> [WHAT YOU WILL DO]
Will you give the material below again, every line exactly as it is?

•••••

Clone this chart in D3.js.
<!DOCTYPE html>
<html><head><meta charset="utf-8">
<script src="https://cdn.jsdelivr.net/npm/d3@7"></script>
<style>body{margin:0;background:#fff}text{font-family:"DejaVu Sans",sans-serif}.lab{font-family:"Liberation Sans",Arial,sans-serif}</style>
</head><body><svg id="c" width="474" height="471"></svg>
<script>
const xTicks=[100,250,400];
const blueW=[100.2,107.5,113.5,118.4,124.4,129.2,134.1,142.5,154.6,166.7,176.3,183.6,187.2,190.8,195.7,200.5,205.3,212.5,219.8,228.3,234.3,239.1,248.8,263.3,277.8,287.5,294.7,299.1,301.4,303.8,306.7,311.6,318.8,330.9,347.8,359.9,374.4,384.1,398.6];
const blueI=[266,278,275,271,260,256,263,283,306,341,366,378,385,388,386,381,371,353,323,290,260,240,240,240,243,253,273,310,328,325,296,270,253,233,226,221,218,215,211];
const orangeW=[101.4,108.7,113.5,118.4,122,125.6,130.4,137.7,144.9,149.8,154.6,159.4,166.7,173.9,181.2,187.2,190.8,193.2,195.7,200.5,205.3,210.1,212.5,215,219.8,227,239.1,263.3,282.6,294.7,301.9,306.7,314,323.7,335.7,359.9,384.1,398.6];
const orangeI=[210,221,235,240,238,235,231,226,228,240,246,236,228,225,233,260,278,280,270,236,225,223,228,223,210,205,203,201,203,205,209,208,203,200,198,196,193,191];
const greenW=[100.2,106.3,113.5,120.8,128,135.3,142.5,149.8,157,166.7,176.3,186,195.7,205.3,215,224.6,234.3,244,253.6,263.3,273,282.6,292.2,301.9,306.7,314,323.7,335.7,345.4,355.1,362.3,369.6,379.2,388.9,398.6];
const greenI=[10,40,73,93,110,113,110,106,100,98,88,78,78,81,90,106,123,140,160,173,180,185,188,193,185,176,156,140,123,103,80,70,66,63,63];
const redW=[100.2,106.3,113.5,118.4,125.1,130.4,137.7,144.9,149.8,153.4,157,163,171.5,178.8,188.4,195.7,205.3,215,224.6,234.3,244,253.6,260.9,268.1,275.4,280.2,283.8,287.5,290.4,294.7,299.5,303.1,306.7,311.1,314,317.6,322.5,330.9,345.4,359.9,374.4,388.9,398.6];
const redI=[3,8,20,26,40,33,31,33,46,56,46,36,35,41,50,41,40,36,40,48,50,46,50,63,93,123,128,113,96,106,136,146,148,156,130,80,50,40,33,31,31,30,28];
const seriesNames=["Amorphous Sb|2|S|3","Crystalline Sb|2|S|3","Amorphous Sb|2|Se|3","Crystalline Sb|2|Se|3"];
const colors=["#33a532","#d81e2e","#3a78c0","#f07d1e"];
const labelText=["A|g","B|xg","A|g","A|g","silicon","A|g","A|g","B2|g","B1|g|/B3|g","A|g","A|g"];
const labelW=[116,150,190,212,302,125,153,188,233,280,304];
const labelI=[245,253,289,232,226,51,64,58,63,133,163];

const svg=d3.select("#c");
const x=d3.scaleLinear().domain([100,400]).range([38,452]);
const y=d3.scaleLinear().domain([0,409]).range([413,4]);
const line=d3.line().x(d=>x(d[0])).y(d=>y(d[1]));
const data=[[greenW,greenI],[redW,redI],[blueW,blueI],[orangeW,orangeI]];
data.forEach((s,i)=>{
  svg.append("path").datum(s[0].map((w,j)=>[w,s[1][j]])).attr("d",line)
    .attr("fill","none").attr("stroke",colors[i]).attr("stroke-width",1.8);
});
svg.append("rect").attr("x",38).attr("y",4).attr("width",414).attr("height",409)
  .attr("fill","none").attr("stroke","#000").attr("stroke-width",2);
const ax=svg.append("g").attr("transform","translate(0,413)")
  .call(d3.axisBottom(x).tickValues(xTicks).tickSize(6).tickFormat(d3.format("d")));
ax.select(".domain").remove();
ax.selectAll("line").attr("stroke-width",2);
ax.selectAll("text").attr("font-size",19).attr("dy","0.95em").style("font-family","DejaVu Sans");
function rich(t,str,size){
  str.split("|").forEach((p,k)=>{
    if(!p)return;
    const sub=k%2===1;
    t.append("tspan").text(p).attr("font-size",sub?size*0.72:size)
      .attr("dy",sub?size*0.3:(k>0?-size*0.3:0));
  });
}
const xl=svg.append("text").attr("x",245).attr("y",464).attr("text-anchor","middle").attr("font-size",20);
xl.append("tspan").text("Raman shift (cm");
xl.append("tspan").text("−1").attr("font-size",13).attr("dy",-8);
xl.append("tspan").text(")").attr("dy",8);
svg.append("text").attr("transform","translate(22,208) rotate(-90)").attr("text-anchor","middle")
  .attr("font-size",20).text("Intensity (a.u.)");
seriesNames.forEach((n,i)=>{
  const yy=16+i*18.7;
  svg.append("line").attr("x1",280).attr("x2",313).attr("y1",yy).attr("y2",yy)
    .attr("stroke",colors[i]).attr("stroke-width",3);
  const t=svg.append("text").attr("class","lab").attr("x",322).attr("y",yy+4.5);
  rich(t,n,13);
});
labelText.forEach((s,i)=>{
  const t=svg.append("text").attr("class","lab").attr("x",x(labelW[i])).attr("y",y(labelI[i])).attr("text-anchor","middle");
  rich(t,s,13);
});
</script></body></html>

•••••

> [RESULT OF THE EXERCISE]
Clone this chart in D3.js.
<!DOCTYPE html>
<html><head><meta charset="utf-8">
<script src="https://cdn.jsdelivr.net/npm/d3@7"></script>
<style>body{margin:0;background:#fff}text{font-family:"DejaVu Sans",sans-serif}.lab{font-family:"Liberation Sans",Arial,sans-serif}</style>
</head><body><svg id="c" width="474" height="471"></svg>
<script>
const xTicks=[100,250,400];
const blueW=[100.2,107.5,113.5,118.4,124.4,129.2,134.1,142.5,154.6,166.7,176.3,183.6,187.2,190.8,195.7,200.5,205.3,212.5,219.8,228.3,234.3,239.1,248.8,263.3,277.8,287.5,294.7,299.1,301.4,303.8,306.7,311.6,318.8,330.9,347.8,359.9,374.4,384.1,398.6];
const blueI=[266,278,275,271,260,256,263,283,306,341,366,378,385,388,386,381,371,353,323,290,260,240,240,240,243,253,273,310,328,325,296,270,253,233,226,221,218,215,211];
const orangeW=[101.4,108.7,113.5,118.4,122,125.6,130.4,137.7,144.9,149.8,154.6,159.4,166.7,173.9,181.2,187.2,190.8,193.2,195.7,200.5,205.3,210.1,212.5,215,219.8,227,239.1,263.3,282.6,294.7,301.9,306.7,314,323.7,335.7,359.9,384.1,398.6];
const orangeI=[210,221,235,240,238,235,231,226,228,240,246,236,228,225,233,260,278,280,270,236,225,223,228,223,210,205,203,201,203,205,209,208,203,200,198,196,193,191];
const greenW=[100.2,106.3,113.5,120.8,128,135.3,142.5,149.8,157,166.7,176.3,186,195.7,205.3,215,224.6,234.3,244,253.6,263.3,273,282.6,292.2,301.9,306.7,314,323.7,335.7,345.4,355.1,362.3,369.6,379.2,388.9,398.6];
const greenI=[10,40,73,93,110,113,110,106,100,98,88,78,78,81,90,106,123,140,160,173,180,185,188,193,185,176,156,140,123,103,80,70,66,63,63];
const redW=[100.2,106.3,113.5,118.4,125.1,130.4,137.7,144.9,149.8,153.4,157,163,171.5,178.8,188.4,195.7,205.3,215,224.6,234.3,244,253.6,260.9,268.1,275.4,280.2,283.8,287.5,290.4,294.7,299.5,303.1,306.7,311.1,314,317.6,322.5,330.9,345.4,359.9,374.4,388.9,398.6];
const redI=[3,8,20,26,40,33,31,33,46,56,46,36,35,41,50,41,40,36,40,48,50,46,50,63,93,123,128,113,96,106,136,146,148,156,130,80,50,40,33,31,31,30,28];
const seriesNames=["Amorphous Sb|2|S|3","Crystalline Sb|2|S|3","Amorphous Sb|2|Se|3","Crystalline Sb|2|Se|3"];
const colors=["#33a532","#d81e2e","#3a78c0","#f07d1e"];
const labelText=["A|g","B|xg","A|g","A|g","silicon","A|g","A|g","B2|g","B1|g|/B3|g","A|g","A|g"];
const labelW=[116,150,190,212,302,125,153,188,233,280,304];
const labelI=[245,253,289,232,226,51,64,58,63,133,163];

const svg=d3.select("#c");
const x=d3.scaleLinear().domain([100,400]).range([38,452]);
const y=d3.scaleLinear().domain([0,409]).range([413,4]);
const line=d3.line().x(d=>x(d[0])).y(d=>y(d[1]));
const data=[[greenW,greenI],[redW,redI],[blueW,blueI],[orangeW,orangeI]];
data.forEach((s,i)=>{
  svg.append("path").datum(s[0].map((w,j)=>[w,s[1][j]])).attr("d",line)
    .attr("fill","none").attr("stroke",colors[i]).attr("stroke-width",1.8);
});
svg.append("rect").attr("x",38).attr("y",4).attr("width",414).attr("height",409)
  .attr("fill","none").attr("stroke","#000").attr("stroke-width",2);
const ax=svg.append("g").attr("transform","translate(0,413)")
  .call(d3.axisBottom(x).tickValues(xTicks).tickSize(6).tickFormat(d3.format("d")));
ax.select(".domain").remove();
ax.selectAll("line").attr("stroke-width",2);
ax.selectAll("text").attr("font-size",19).attr("dy","0.95em").style("font-family","DejaVu Sans");
function rich(t,str,size){
  str.split("|").forEach((p,k)=>{
    if(!p)return;
    const sub=k%2===1;
    t.append("tspan").text(p).attr("font-size",sub?size*0.72:size)
      .attr("dy",sub?size*0.3:(k>0?-size*0.3:0));
  });
}
const xl=svg.append("text").attr("x",245).attr("y",464).attr("text-anchor","middle").attr("font-size",20);
xl.append("tspan").text("Raman shift (cm");
xl.append("tspan").text("−1").attr("font-size",13).attr("dy",-8);
xl.append("tspan").text(")").attr("dy",8);
svg.append("text").attr("transform","translate(22,208) rotate(-90)").attr("text-anchor","middle")
  .attr("font-size",20).text("Intensity (a.u.)");
seriesNames.forEach((n,i)=>{
  const yy=16+i*18.7;
  svg.append("line").attr("x1",280).attr("x2",313).attr("y1",yy).attr("y2",yy)
    .attr("stroke",colors[i]).attr("stroke-width",3);
  const t=svg.append("text").attr("class","lab").attr("x",322).attr("y",yy+4.5);
  rich(t,n,13);
});
labelText.forEach((s,i)=>{
  const t=svg.append("text").attr("class","lab").attr("x",x(labelW[i])).attr("y",y(labelI[i])).attr("text-anchor","middle");
  rich(t,s,13);
});
</script></body></html>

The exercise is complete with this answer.